Basio's whole body gave a convulsive shudder. He wrestled his trembling voice into some semblance of order and conveyed his diagnosis.
"The fall from the cliff—her head struck, the blood loss—it was severe. Her state is... weakened, and it seems her memory has suffered a temporary lapse. Much like the elderly, you see, when their linguistic faculties begin to crumble... it seems to be something of that kind."
"Dementia?"
Kallix's expression contracted. He appeared to dislike the word "dementia" being attached to the eldest daughter of House Redwheel, who was nothing if not sharp-minded.
Basio answered in haste.
"The brain is an extraordinarily delicate organ and difficult to assess. I wished to explain that problems with the brain can cause the linguistic system to break down—not that the young lady has developed dementia."
Translator Note:
White Night Order (하얀밤 기사단) Literally "White Night," this name translates cleanly and was kept as-is. It carries a cool, ethereal quality in both languages.
The Verdant Order, the Imperial Second Knight Order (깊은숲 기사단) Literally "Deep Forest." Opted for a Latinate English rendering, trading the original's quiet, almost pastoral simplicity for something that reads as more aristocratically elevated while still giving that woodland imagery at its core. Also, Deep Forest sounds lame as a Knight Order name.

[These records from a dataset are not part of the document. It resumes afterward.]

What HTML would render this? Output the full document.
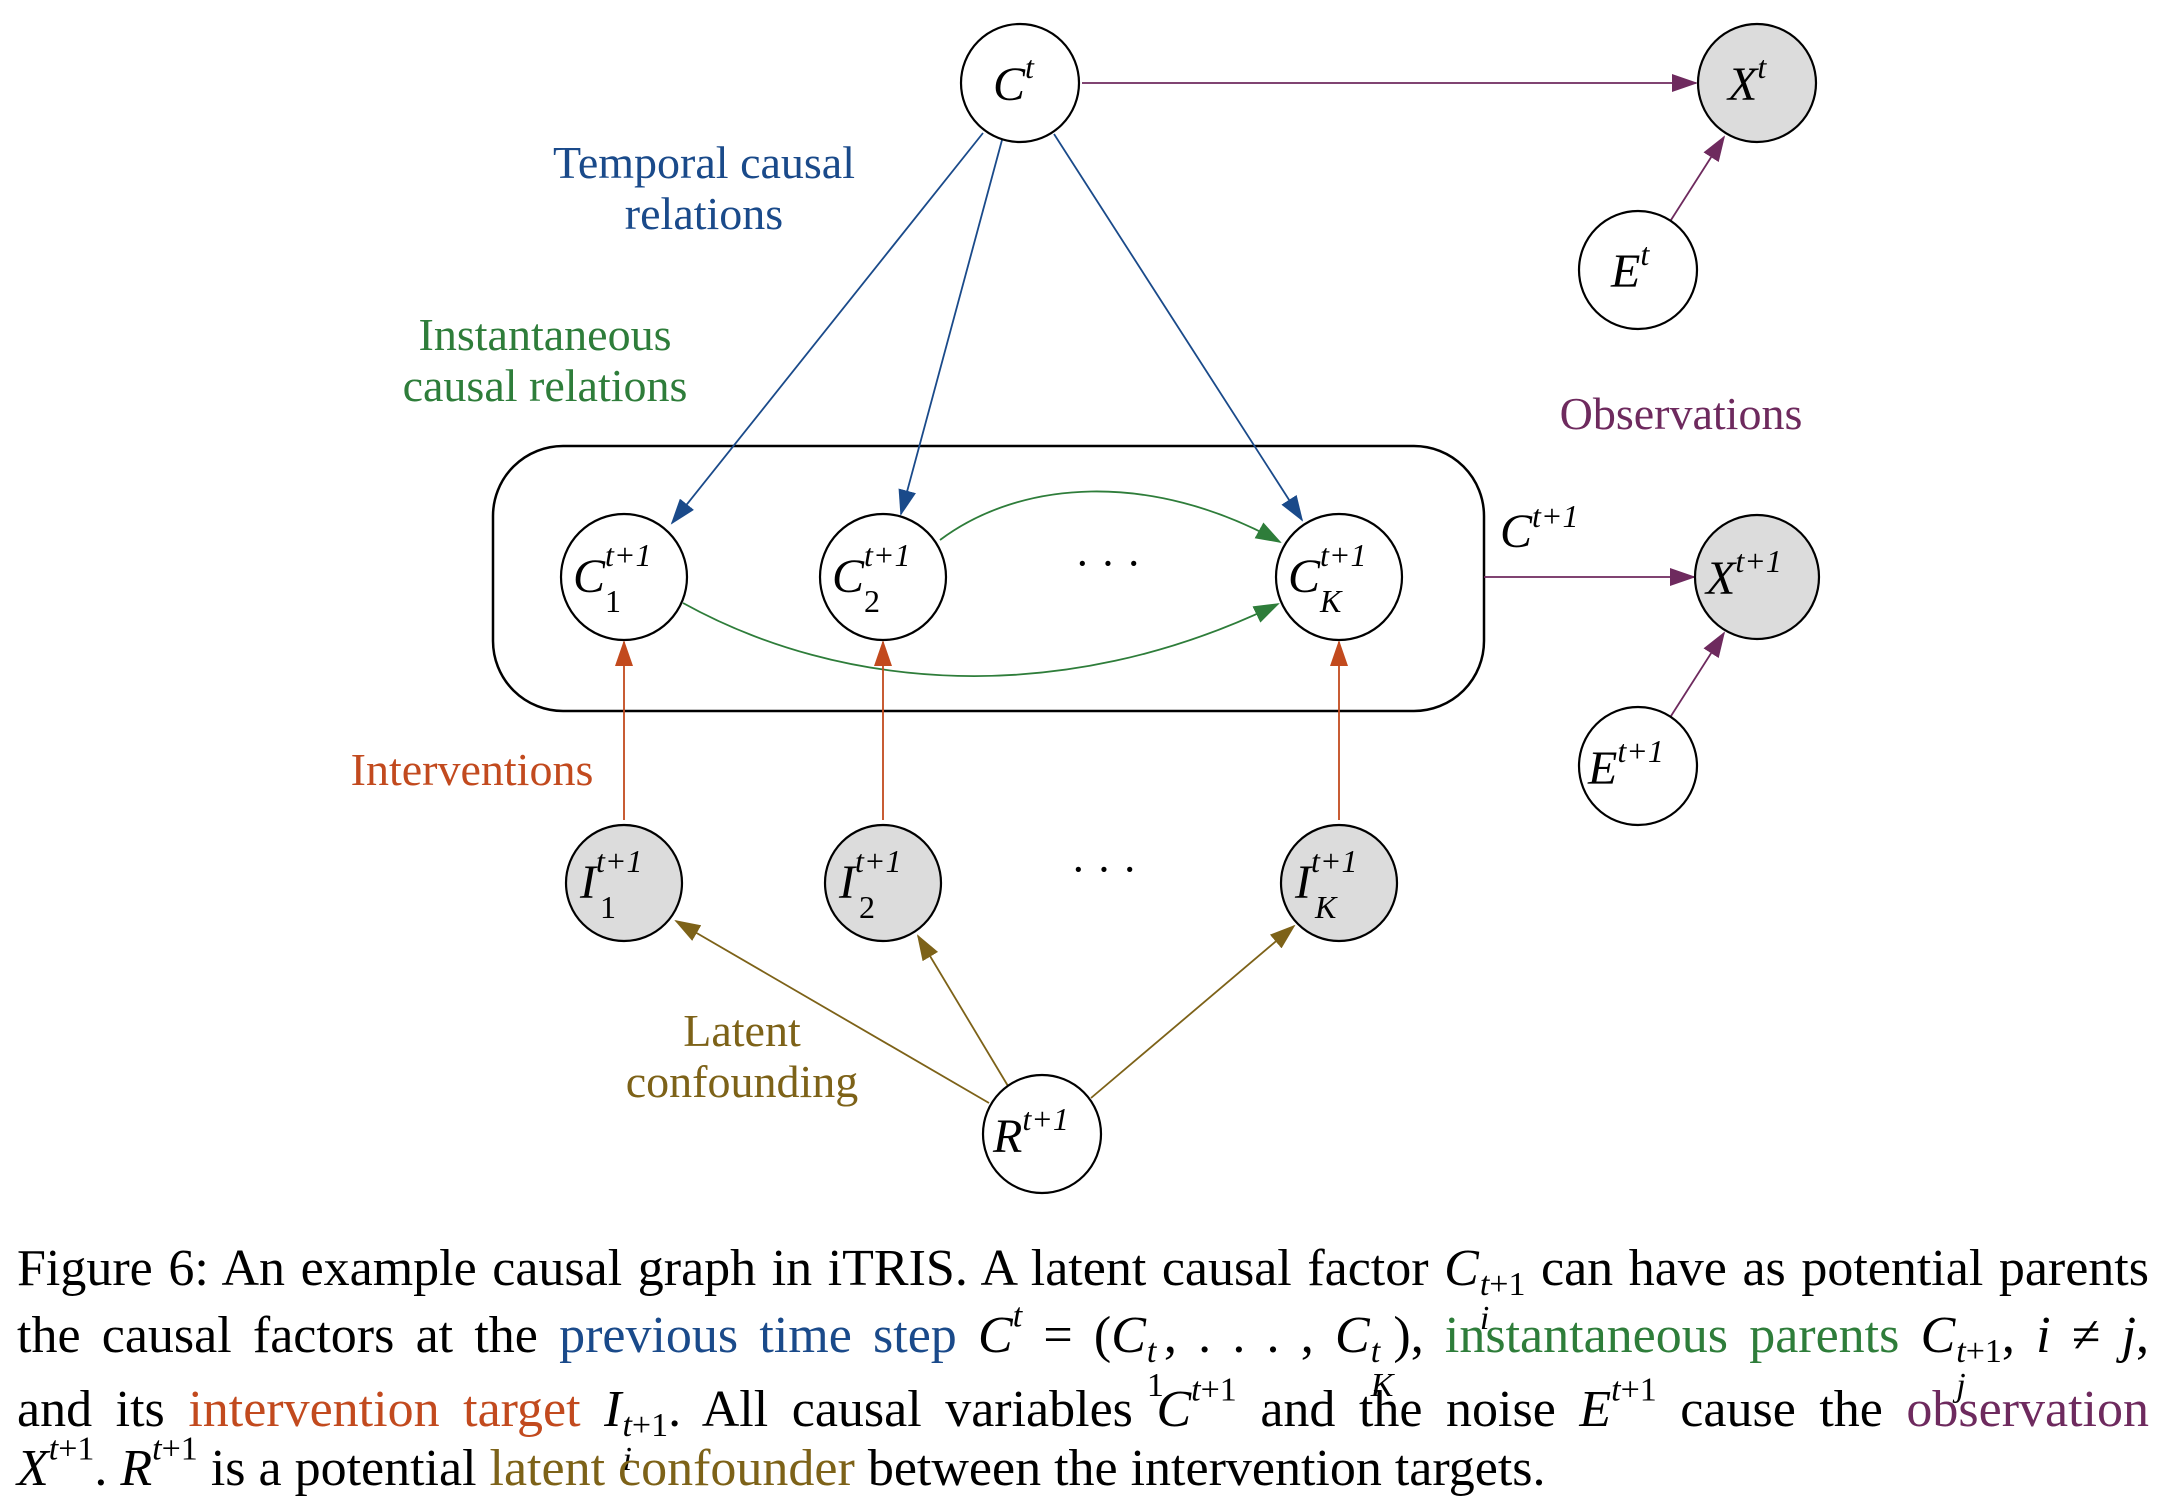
<!DOCTYPE html>
<html><head><meta charset="utf-8"><style>
html,body{margin:0;padding:0;background:#fff;}
body{width:2164px;height:1499px;position:relative;overflow:hidden;font-family:"Liberation Serif",serif;}
svg{position:absolute;left:0;top:0;}
.cap{position:absolute;left:17px;width:2132px;font-size:52px;line-height:1;white-space:nowrap;color:#000;}
.j{text-align:justify;text-align-last:justify;}
i{font-style:italic;}
sup{font-size:34px;line-height:0;vertical-align:0.75em;}
.ss{display:inline-flex;flex-direction:column;vertical-align:-0.3em;line-height:1;font-size:34px;margin-left:1px;}
.ss span:first-child{margin-top:-0.55em}
.b{color:#1a4a8a}.g{color:#2e7d3a}.o{color:#c24a1e}.p{color:#6e2a5e}.y{color:#7d6218}
</style></head><body>
<svg width="2164" height="1499" viewBox="0 0 2164 1499" font-family="Liberation Serif, serif">
<defs>
<marker id="mb" markerWidth="26" markerHeight="18" refX="24" refY="9" orient="auto" markerUnits="userSpaceOnUse" viewBox="0 0 26 18"><path d="M0,0L26,9L0,18z" fill="#1a4a8a"/></marker>
<marker id="mg" markerWidth="26" markerHeight="18" refX="24" refY="9" orient="auto" markerUnits="userSpaceOnUse" viewBox="0 0 26 18"><path d="M0,0L26,9L0,18z" fill="#2e7d3a"/></marker>
<marker id="mo" markerWidth="26" markerHeight="18" refX="24" refY="9" orient="auto" markerUnits="userSpaceOnUse" viewBox="0 0 26 18"><path d="M0,0L26,9L0,18z" fill="#c24a1e"/></marker>
<marker id="mp" markerWidth="26" markerHeight="18" refX="24" refY="9" orient="auto" markerUnits="userSpaceOnUse" viewBox="0 0 26 18"><path d="M0,0L26,9L0,18z" fill="#6e2a5e"/></marker>
<marker id="my" markerWidth="26" markerHeight="18" refX="24" refY="9" orient="auto" markerUnits="userSpaceOnUse" viewBox="0 0 26 18"><path d="M0,0L26,9L0,18z" fill="#7d6218"/></marker>
</defs>
<rect x="493" y="446" width="991" height="265" rx="70" fill="none" stroke="#000" stroke-width="2.5"/>
<g stroke="#1a4a8a" stroke-width="1.8" fill="none">
<line x1="983" y1="133" x2="672" y2="523" marker-end="url(#mb)"/>
<line x1="1002" y1="140" x2="901" y2="514" marker-end="url(#mb)"/>
<line x1="1054" y1="134" x2="1302" y2="520" marker-end="url(#mb)"/>
</g>
<g stroke="#6e2a5e" stroke-width="1.8" fill="none">
<line x1="1082" y1="83" x2="1696" y2="83" marker-end="url(#mp)"/>
<line x1="1671" y1="220" x2="1724" y2="137" marker-end="url(#mp)"/>
<line x1="1484" y1="577" x2="1694" y2="577" marker-end="url(#mp)"/>
<line x1="1671" y1="716" x2="1724" y2="633" marker-end="url(#mp)"/>
</g>
<g stroke="#2e7d3a" stroke-width="1.8" fill="none">
<path d="M940,540 C1020,480 1150,470 1280,542" marker-end="url(#mg)"/>
<path d="M683,603 C840,690 1060,710 1278,604" marker-end="url(#mg)"/>
</g>
<g stroke="#c24a1e" stroke-width="1.8" fill="none">
<line x1="624" y1="820" x2="624" y2="642" marker-end="url(#mo)"/>
<line x1="883" y1="820" x2="883" y2="642" marker-end="url(#mo)"/>
<line x1="1339" y1="820" x2="1339" y2="642" marker-end="url(#mo)"/>
</g>
<g stroke="#7d6218" stroke-width="1.8" fill="none">
<line x1="989" y1="1103" x2="676" y2="921" marker-end="url(#my)"/>
<line x1="1008" y1="1086" x2="918" y2="936" marker-end="url(#my)"/>
<line x1="1091" y1="1098" x2="1294" y2="926" marker-end="url(#my)"/>
</g>
<g stroke="#000" stroke-width="2.2">
<circle cx="1020" cy="83" r="59" fill="#fff"/>
<circle cx="1757" cy="83" r="59" fill="#dcdcdc"/>
<circle cx="1638" cy="270" r="59" fill="#fff"/>
<circle cx="624" cy="577" r="63" fill="#fff"/>
<circle cx="883" cy="577" r="63" fill="#fff"/>
<circle cx="1339" cy="577" r="63" fill="#fff"/>
<circle cx="1757" cy="577" r="62" fill="#dcdcdc"/>
<circle cx="1638" cy="766" r="59" fill="#fff"/>
<circle cx="624" cy="883" r="58" fill="#dcdcdc"/>
<circle cx="883" cy="883" r="58" fill="#dcdcdc"/>
<circle cx="1339" cy="883" r="58" fill="#dcdcdc"/>
<circle cx="1042" cy="1134" r="59" fill="#fff"/>
</g>
<g font-size="48" fill="#000" font-style="italic">
<text x="993" y="100">C<tspan font-size="32" dy="-22">t</tspan></text>
<text x="1728" y="100">X<tspan font-size="32" dy="-22">t</tspan></text>
<text x="1611" y="287">E<tspan font-size="32" dy="-22">t</tspan></text>
<text x="573" y="592">C<tspan font-size="32" dy="-26">t+1</tspan><tspan font-size="32" x="605" dy="46" font-style="normal">1</tspan></text>
<text x="832" y="592">C<tspan font-size="32" dy="-26">t+1</tspan><tspan font-size="32" x="864" dy="46" font-style="normal">2</tspan></text>
<text x="1288" y="592">C<tspan font-size="32" dy="-26">t+1</tspan><tspan font-size="32" x="1320" dy="46">K</tspan></text>
<text x="1706" y="594">X<tspan font-size="32" dy="-22">t+1</tspan></text>
<text x="1588" y="784">E<tspan font-size="32" dy="-22">t+1</tspan></text>
<text x="580" y="898">I<tspan font-size="32" dy="-26">t+1</tspan><tspan font-size="32" x="600" dy="46" font-style="normal">1</tspan></text>
<text x="839" y="898">I<tspan font-size="32" dy="-26">t+1</tspan><tspan font-size="32" x="859" dy="46" font-style="normal">2</tspan></text>
<text x="1295" y="898">I<tspan font-size="32" dy="-26">t+1</tspan><tspan font-size="32" x="1315" dy="46">K</tspan></text>
<text x="993" y="1152">R<tspan font-size="32" dy="-22">t+1</tspan></text>
<text x="1500" y="547">C<tspan font-size="32" dy="-20">t+1</tspan></text>
</g>
<text x="1108" y="578" font-size="44" text-anchor="middle">· · ·</text>
<text x="1104" y="884" font-size="44" text-anchor="middle">· · ·</text>
<g font-size="46" text-anchor="middle">
<text x="704" y="178" fill="#1a4a8a">Temporal causal</text>
<text x="704" y="229" fill="#1a4a8a">relations</text>
<text x="545" y="350" fill="#2e7d3a">Instantaneous</text>
<text x="545" y="401" fill="#2e7d3a">causal relations</text>
<text x="1681" y="429" fill="#6e2a5e">Observations</text>
<text x="472" y="785" fill="#c24a1e">Interventions</text>
<text x="742" y="1046" fill="#7d6218">Latent</text>
<text x="742" y="1097" fill="#7d6218">confounding</text>
</g>
</svg>
<div class="cap j" style="top:1243px">Figure 6: An example causal graph in iTRIS. A latent causal factor <i>C</i><span class="ss"><span><i>t</i>+1</span><span><i>i</i></span></span> can have as potential parents</div>
<div class="cap j" style="top:1310px">the causal factors at the <span class="b">previous time step</span> <i>C</i><sup><i>t</i></sup> = (<i>C</i><span class="ss"><span><i>t</i></span><span>1</span></span>, . . . , <i>C</i><span class="ss"><span><i>t</i></span><span><i>K</i></span></span>), <span class="g">instantaneous parents</span> <i>C</i><span class="ss"><span><i>t</i>+1</span><span><i>j</i></span></span>, <i>i</i> ≠ <i>j</i>,</div>
<div class="cap j" style="top:1384px">and its <span class="o">intervention target</span> <i>I</i><span class="ss"><span><i>t</i>+1</span><span><i>i</i></span></span>. All causal variables <i>C</i><sup><i>t</i>+1</sup> and the noise <i>E</i><sup><i>t</i>+1</sup> cause the <span class="p">observation</span></div>
<div class="cap" style="top:1443px"><i>X</i><sup><i>t</i>+1</sup>. <i>R</i><sup><i>t</i>+1</sup> is a potential <span class="y">latent confounder</span> between the intervention targets.</div>
</body></html>
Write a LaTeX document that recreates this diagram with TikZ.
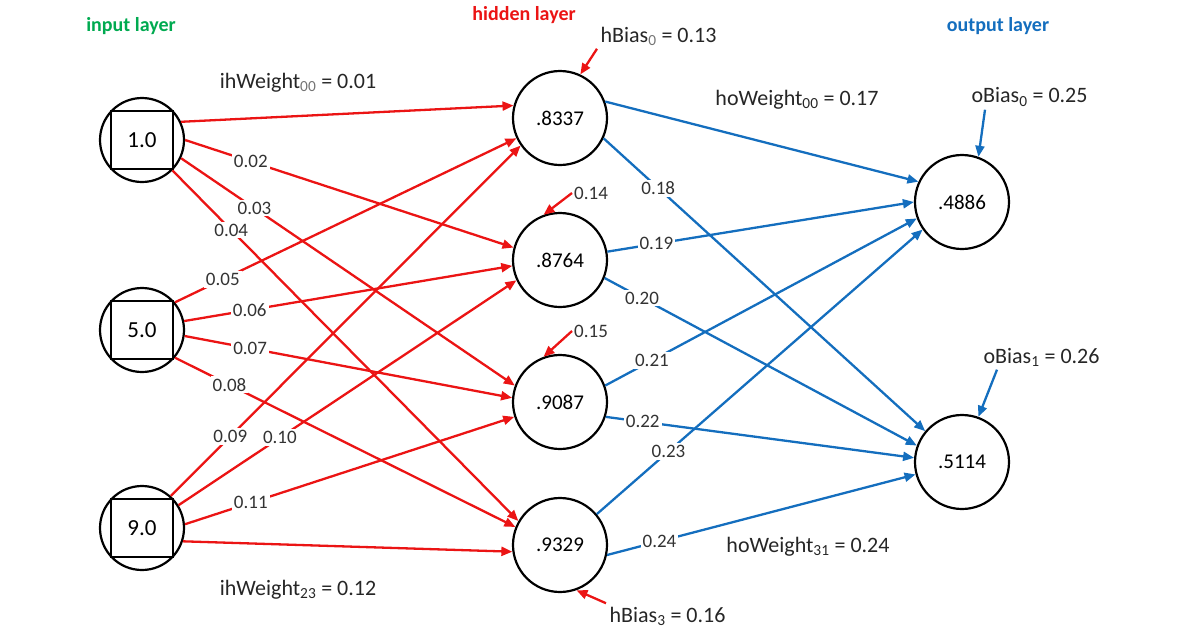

Spindrift, the Imperial Fourth Knight Order (물보라 기사단) Literally "Water Spray" or "Spume" — the fine mist thrown up by waves or rushing water. Spindrift is a strong equivalent, being a real nautical term for exactly that phenomenon, and it preserves the elemental, kinetic feel of the original.
The Iron-Bramble Order (마른가시나무 기사단) Literally "Withered Thorn Tree" or "Dry Thorn Tree." Compresses and slightly elevates this into Iron-Bramble, borrowing the name from the county the order is associated with. It loses the specific image of something dried-out and thorned, but does gain concision. And seriously, no one would want to be associate with something withering as a knight order.
The Ironshod Order (강철발굽 기사단) Literally "Iron Hoof" or "Steel Hoof." Ironshod is a real English term for hooves fitted with iron shoes, historically associated with warhorses, preserving the original's martial/equestrian imagery almost exactly while reading as a name a knight order could actually carry.